-- Start of Data provided --
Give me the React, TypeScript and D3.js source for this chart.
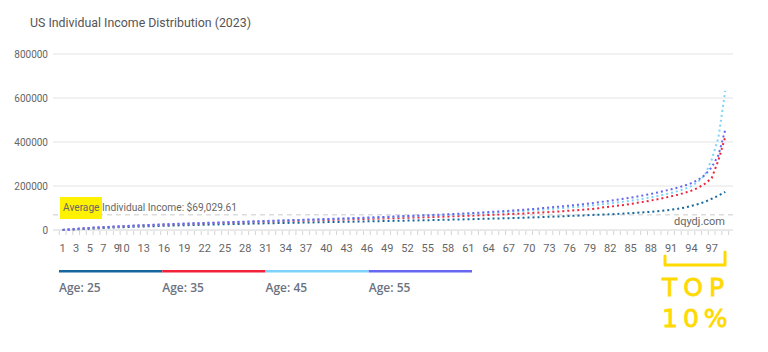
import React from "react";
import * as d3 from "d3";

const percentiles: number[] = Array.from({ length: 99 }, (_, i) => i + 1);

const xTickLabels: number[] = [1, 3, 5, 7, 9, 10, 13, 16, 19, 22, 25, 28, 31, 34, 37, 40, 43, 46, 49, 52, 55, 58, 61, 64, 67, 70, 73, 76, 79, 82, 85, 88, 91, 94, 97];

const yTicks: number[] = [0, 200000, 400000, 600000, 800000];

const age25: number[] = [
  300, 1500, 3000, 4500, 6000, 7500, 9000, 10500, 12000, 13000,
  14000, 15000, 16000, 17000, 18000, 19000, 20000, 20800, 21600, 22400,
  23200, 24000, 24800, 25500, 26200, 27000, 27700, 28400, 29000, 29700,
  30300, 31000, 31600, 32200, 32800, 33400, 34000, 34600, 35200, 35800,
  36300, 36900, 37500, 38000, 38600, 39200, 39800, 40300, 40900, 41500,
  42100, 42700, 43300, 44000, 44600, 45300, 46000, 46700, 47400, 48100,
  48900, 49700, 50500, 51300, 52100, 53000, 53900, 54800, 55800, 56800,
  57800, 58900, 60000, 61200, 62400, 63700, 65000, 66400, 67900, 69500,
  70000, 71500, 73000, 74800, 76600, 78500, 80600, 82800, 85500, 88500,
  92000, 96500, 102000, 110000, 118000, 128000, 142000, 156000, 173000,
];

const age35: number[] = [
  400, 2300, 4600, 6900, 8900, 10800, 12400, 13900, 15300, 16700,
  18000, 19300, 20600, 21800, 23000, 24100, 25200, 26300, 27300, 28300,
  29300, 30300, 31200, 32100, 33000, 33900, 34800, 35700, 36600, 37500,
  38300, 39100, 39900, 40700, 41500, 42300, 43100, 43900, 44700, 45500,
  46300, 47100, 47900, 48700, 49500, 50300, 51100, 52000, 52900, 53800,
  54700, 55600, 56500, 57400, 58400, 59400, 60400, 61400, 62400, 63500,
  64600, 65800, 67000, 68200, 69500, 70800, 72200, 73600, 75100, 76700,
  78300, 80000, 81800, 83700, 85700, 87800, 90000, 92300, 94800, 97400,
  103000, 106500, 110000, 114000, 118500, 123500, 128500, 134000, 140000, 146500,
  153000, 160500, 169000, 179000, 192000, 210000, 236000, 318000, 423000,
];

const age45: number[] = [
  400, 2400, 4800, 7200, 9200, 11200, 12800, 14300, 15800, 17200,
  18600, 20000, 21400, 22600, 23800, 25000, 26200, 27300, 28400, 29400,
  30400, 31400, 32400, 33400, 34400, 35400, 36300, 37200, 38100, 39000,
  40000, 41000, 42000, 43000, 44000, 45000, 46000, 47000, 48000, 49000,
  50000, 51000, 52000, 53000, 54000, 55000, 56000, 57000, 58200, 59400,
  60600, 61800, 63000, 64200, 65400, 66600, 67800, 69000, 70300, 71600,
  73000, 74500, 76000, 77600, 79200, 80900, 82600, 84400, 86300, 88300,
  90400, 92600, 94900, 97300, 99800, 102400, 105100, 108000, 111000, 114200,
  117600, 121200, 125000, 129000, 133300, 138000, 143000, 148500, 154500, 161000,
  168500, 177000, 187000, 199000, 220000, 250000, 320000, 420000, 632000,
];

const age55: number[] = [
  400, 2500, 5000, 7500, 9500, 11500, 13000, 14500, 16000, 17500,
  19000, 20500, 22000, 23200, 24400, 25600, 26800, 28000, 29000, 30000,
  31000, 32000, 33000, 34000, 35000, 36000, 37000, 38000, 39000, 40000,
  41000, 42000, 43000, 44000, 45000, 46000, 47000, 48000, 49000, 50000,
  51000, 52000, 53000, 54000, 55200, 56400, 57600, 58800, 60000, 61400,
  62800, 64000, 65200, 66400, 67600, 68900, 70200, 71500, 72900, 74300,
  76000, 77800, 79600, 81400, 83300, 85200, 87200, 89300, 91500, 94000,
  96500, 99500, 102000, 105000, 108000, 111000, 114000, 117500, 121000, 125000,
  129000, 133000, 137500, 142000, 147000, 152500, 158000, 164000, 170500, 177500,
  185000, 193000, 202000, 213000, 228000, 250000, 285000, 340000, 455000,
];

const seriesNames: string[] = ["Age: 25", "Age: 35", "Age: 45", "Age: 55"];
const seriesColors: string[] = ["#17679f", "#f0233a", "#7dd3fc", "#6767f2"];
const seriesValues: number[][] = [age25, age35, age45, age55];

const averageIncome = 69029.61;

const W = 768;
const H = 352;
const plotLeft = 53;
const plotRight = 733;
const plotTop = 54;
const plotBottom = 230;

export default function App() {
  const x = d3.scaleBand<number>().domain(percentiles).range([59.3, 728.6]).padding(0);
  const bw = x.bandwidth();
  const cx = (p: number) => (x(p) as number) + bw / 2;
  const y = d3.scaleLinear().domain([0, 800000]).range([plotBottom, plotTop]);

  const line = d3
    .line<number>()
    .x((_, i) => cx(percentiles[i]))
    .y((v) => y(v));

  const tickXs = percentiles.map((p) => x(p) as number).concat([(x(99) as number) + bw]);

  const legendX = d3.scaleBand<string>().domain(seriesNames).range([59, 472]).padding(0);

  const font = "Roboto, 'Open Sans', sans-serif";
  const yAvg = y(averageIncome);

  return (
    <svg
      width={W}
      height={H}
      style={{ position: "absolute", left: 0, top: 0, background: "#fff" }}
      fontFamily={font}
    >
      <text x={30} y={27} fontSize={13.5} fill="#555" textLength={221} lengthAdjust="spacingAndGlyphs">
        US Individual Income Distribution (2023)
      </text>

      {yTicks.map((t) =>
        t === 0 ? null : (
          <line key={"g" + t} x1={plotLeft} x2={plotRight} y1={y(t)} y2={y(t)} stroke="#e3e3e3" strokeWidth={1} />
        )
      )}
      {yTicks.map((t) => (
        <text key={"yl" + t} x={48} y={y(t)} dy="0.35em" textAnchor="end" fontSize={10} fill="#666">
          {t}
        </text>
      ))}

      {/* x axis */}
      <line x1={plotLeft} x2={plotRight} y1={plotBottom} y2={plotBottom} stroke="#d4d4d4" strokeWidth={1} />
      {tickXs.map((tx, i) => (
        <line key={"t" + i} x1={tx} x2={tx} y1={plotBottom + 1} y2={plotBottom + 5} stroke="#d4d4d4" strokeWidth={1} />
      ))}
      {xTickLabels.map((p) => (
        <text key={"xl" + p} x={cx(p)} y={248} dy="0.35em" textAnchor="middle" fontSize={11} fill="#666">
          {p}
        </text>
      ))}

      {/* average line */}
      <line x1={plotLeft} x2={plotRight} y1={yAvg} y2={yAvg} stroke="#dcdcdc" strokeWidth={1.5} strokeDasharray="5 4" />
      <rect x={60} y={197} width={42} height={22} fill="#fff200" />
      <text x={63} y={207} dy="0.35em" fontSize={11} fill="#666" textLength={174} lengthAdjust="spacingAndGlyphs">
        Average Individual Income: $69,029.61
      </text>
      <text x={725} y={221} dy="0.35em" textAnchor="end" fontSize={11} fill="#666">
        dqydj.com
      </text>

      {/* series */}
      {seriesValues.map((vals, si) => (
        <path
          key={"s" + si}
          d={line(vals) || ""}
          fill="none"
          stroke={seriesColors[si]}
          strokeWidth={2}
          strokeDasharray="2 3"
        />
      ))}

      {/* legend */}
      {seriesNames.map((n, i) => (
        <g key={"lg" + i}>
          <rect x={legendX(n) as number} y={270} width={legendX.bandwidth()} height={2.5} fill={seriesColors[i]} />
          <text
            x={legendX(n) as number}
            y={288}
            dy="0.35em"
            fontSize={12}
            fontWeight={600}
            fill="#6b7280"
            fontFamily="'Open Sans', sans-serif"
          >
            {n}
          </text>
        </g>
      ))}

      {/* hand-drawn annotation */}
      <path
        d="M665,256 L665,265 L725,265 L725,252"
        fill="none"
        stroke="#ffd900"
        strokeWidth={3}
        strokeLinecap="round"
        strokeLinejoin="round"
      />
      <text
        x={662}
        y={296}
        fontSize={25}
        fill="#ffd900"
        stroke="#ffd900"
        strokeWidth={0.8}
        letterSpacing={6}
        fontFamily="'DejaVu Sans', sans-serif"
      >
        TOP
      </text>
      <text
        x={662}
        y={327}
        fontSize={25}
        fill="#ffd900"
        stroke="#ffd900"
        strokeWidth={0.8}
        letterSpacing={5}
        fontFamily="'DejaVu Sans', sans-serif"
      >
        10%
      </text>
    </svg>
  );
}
-- End of Data provided --
Required task: From the top of the listing above, repeat each line exactly until you reach the line containing "const yTicks: number[]", and repeat that one too. Leave the pictures out.

Complete answer:
Give me the React, TypeScript and D3.js source for this chart.
import React from "react";
import * as d3 from "d3";

const percentiles: number[] = Array.from({ length: 99 }, (_, i) => i + 1);

const xTickLabels: number[] = [1, 3, 5, 7, 9, 10, 13, 16, 19, 22, 25, 28, 31, 34, 37, 40, 43, 46, 49, 52, 55, 58, 61, 64, 67, 70, 73, 76, 79, 82, 85, 88, 91, 94, 97];

const yTicks: number[] = [0, 200000, 400000, 600000, 800000];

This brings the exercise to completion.